### Source material

○ ○ ○ ○ ○

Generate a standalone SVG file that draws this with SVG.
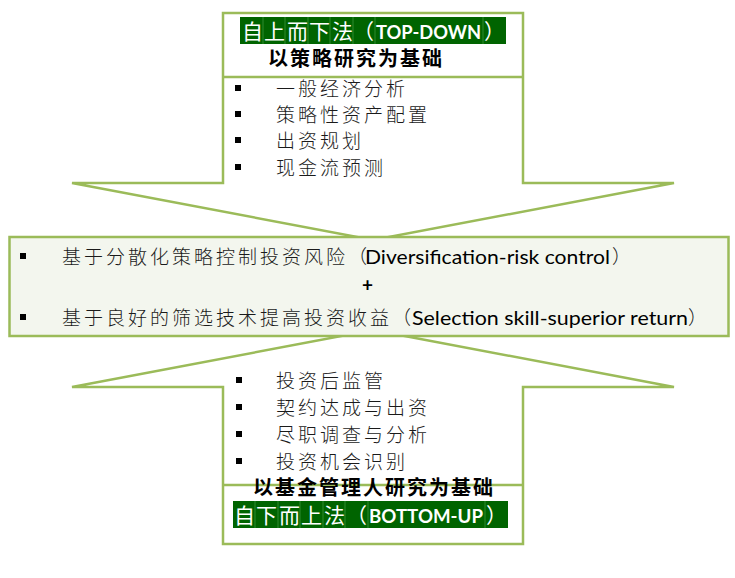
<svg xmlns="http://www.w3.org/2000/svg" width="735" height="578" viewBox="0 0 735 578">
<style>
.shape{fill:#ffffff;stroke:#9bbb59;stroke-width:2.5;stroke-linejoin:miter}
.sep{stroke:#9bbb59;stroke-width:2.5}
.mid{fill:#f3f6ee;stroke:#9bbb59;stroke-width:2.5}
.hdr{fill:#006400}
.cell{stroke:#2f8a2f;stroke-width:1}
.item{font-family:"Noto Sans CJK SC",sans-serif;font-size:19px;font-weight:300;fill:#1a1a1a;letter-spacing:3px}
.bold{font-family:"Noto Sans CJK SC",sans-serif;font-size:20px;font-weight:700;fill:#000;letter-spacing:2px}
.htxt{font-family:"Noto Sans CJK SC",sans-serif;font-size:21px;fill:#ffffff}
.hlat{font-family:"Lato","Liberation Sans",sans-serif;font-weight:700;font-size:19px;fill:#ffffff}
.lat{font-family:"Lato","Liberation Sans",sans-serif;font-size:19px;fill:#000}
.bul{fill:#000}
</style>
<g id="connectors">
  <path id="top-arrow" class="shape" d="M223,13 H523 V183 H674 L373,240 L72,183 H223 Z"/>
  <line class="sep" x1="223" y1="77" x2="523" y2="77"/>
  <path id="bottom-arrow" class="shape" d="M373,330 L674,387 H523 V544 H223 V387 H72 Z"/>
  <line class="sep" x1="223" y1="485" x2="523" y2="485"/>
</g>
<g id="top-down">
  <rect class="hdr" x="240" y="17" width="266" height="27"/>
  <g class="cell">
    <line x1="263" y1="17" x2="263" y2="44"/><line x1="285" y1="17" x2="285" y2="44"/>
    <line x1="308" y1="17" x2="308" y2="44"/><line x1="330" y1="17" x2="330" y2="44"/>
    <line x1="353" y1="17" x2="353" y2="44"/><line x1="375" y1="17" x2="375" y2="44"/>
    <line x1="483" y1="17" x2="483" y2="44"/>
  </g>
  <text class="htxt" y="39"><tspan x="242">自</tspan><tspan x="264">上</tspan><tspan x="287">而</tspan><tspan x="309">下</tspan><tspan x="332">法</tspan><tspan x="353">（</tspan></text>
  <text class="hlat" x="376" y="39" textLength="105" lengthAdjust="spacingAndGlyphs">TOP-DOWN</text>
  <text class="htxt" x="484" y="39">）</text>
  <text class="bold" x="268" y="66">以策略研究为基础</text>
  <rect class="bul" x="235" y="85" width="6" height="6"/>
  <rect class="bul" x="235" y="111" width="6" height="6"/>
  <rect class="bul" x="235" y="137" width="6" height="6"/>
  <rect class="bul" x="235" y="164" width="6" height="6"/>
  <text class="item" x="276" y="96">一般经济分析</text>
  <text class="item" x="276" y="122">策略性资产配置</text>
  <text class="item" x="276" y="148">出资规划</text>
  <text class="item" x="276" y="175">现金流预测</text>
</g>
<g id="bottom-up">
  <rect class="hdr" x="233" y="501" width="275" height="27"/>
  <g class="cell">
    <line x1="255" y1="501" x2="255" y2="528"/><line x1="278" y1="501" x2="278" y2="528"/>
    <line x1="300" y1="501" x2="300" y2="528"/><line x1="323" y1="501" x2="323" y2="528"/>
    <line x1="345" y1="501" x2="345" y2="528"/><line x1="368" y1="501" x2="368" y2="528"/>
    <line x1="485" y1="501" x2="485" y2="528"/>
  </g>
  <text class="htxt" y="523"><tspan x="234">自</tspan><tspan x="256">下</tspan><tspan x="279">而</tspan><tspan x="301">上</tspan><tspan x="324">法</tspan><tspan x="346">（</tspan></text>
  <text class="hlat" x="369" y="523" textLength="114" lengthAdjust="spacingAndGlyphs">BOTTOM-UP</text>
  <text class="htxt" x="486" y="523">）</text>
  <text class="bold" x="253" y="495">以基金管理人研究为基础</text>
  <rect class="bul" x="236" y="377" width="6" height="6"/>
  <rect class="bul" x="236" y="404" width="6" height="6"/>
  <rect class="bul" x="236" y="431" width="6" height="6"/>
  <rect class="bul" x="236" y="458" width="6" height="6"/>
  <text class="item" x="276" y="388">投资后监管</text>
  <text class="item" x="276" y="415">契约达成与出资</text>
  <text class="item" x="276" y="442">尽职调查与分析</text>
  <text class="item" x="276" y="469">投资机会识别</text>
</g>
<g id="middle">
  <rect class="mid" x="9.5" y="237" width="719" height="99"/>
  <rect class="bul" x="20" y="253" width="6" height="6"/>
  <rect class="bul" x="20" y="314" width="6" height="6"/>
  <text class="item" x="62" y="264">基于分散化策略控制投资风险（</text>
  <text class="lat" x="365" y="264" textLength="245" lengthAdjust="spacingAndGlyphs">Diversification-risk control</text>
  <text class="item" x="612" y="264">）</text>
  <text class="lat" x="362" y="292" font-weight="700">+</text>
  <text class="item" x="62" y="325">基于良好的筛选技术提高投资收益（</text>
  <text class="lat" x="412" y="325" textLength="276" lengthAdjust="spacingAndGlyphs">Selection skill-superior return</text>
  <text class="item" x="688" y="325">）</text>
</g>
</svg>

○ ○ ○ ○ ○

### Written request
Transcribe the listing in full and omit the pictures.

### Written solution
Generate a standalone SVG file that draws this with SVG.
<svg xmlns="http://www.w3.org/2000/svg" width="735" height="578" viewBox="0 0 735 578">
<style>
.shape{fill:#ffffff;stroke:#9bbb59;stroke-width:2.5;stroke-linejoin:miter}
.sep{stroke:#9bbb59;stroke-width:2.5}
.mid{fill:#f3f6ee;stroke:#9bbb59;stroke-width:2.5}
.hdr{fill:#006400}
.cell{stroke:#2f8a2f;stroke-width:1}
.item{font-family:"Noto Sans CJK SC",sans-serif;font-size:19px;font-weight:300;fill:#1a1a1a;letter-spacing:3px}
.bold{font-family:"Noto Sans CJK SC",sans-serif;font-size:20px;font-weight:700;fill:#000;letter-spacing:2px}
.htxt{font-family:"Noto Sans CJK SC",sans-serif;font-size:21px;fill:#ffffff}
.hlat{font-family:"Lato","Liberation Sans",sans-serif;font-weight:700;font-size:19px;fill:#ffffff}
.lat{font-family:"Lato","Liberation Sans",sans-serif;font-size:19px;fill:#000}
.bul{fill:#000}
</style>
<g id="connectors">
  <path id="top-arrow" class="shape" d="M223,13 H523 V183 H674 L373,240 L72,183 H223 Z"/>
  <line class="sep" x1="223" y1="77" x2="523" y2="77"/>
  <path id="bottom-arrow" class="shape" d="M373,330 L674,387 H523 V544 H223 V387 H72 Z"/>
  <line class="sep" x1="223" y1="485" x2="523" y2="485"/>
</g>
<g id="top-down">
  <rect class="hdr" x="240" y="17" width="266" height="27"/>
  <g class="cell">
    <line x1="263" y1="17" x2="263" y2="44"/><line x1="285" y1="17" x2="285" y2="44"/>
    <line x1="308" y1="17" x2="308" y2="44"/><line x1="330" y1="17" x2="330" y2="44"/>
    <line x1="353" y1="17" x2="353" y2="44"/><line x1="375" y1="17" x2="375" y2="44"/>
    <line x1="483" y1="17" x2="483" y2="44"/>
  </g>
  <text class="htxt" y="39"><tspan x="242">自</tspan><tspan x="264">上</tspan><tspan x="287">而</tspan><tspan x="309">下</tspan><tspan x="332">法</tspan><tspan x="353">（</tspan></text>
  <text class="hlat" x="376" y="39" textLength="105" lengthAdjust="spacingAndGlyphs">TOP-DOWN</text>
  <text class="htxt" x="484" y="39">）</text>
  <text class="bold" x="268" y="66">以策略研究为基础</text>
  <rect class="bul" x="235" y="85" width="6" height="6"/>
  <rect class="bul" x="235" y="111" width="6" height="6"/>
  <rect class="bul" x="235" y="137" width="6" height="6"/>
  <rect class="bul" x="235" y="164" width="6" height="6"/>
  <text class="item" x="276" y="96">一般经济分析</text>
  <text class="item" x="276" y="122">策略性资产配置</text>
  <text class="item" x="276" y="148">出资规划</text>
  <text class="item" x="276" y="175">现金流预测</text>
</g>
<g id="bottom-up">
  <rect class="hdr" x="233" y="501" width="275" height="27"/>
  <g class="cell">
    <line x1="255" y1="501" x2="255" y2="528"/><line x1="278" y1="501" x2="278" y2="528"/>
    <line x1="300" y1="501" x2="300" y2="528"/><line x1="323" y1="501" x2="323" y2="528"/>
    <line x1="345" y1="501" x2="345" y2="528"/><line x1="368" y1="501" x2="368" y2="528"/>
    <line x1="485" y1="501" x2="485" y2="528"/>
  </g>
  <text class="htxt" y="523"><tspan x="234">自</tspan><tspan x="256">下</tspan><tspan x="279">而</tspan><tspan x="301">上</tspan><tspan x="324">法</tspan><tspan x="346">（</tspan></text>
  <text class="hlat" x="369" y="523" textLength="114" lengthAdjust="spacingAndGlyphs">BOTTOM-UP</text>
  <text class="htxt" x="486" y="523">）</text>
  <text class="bold" x="253" y="495">以基金管理人研究为基础</text>
  <rect class="bul" x="236" y="377" width="6" height="6"/>
  <rect class="bul" x="236" y="404" width="6" height="6"/>
  <rect class="bul" x="236" y="431" width="6" height="6"/>
  <rect class="bul" x="236" y="458" width="6" height="6"/>
  <text class="item" x="276" y="388">投资后监管</text>
  <text class="item" x="276" y="415">契约达成与出资</text>
  <text class="item" x="276" y="442">尽职调查与分析</text>
  <text class="item" x="276" y="469">投资机会识别</text>
</g>
<g id="middle">
  <rect class="mid" x="9.5" y="237" width="719" height="99"/>
  <rect class="bul" x="20" y="253" width="6" height="6"/>
  <rect class="bul" x="20" y="314" width="6" height="6"/>
  <text class="item" x="62" y="264">基于分散化策略控制投资风险（</text>
  <text class="lat" x="365" y="264" textLength="245" lengthAdjust="spacingAndGlyphs">Diversification-risk control</text>
  <text class="item" x="612" y="264">）</text>
  <text class="lat" x="362" y="292" font-weight="700">+</text>
  <text class="item" x="62" y="325">基于良好的筛选技术提高投资收益（</text>
  <text class="lat" x="412" y="325" textLength="276" lengthAdjust="spacingAndGlyphs">Selection skill-superior return</text>
  <text class="item" x="688" y="325">）</text>
</g>
</svg>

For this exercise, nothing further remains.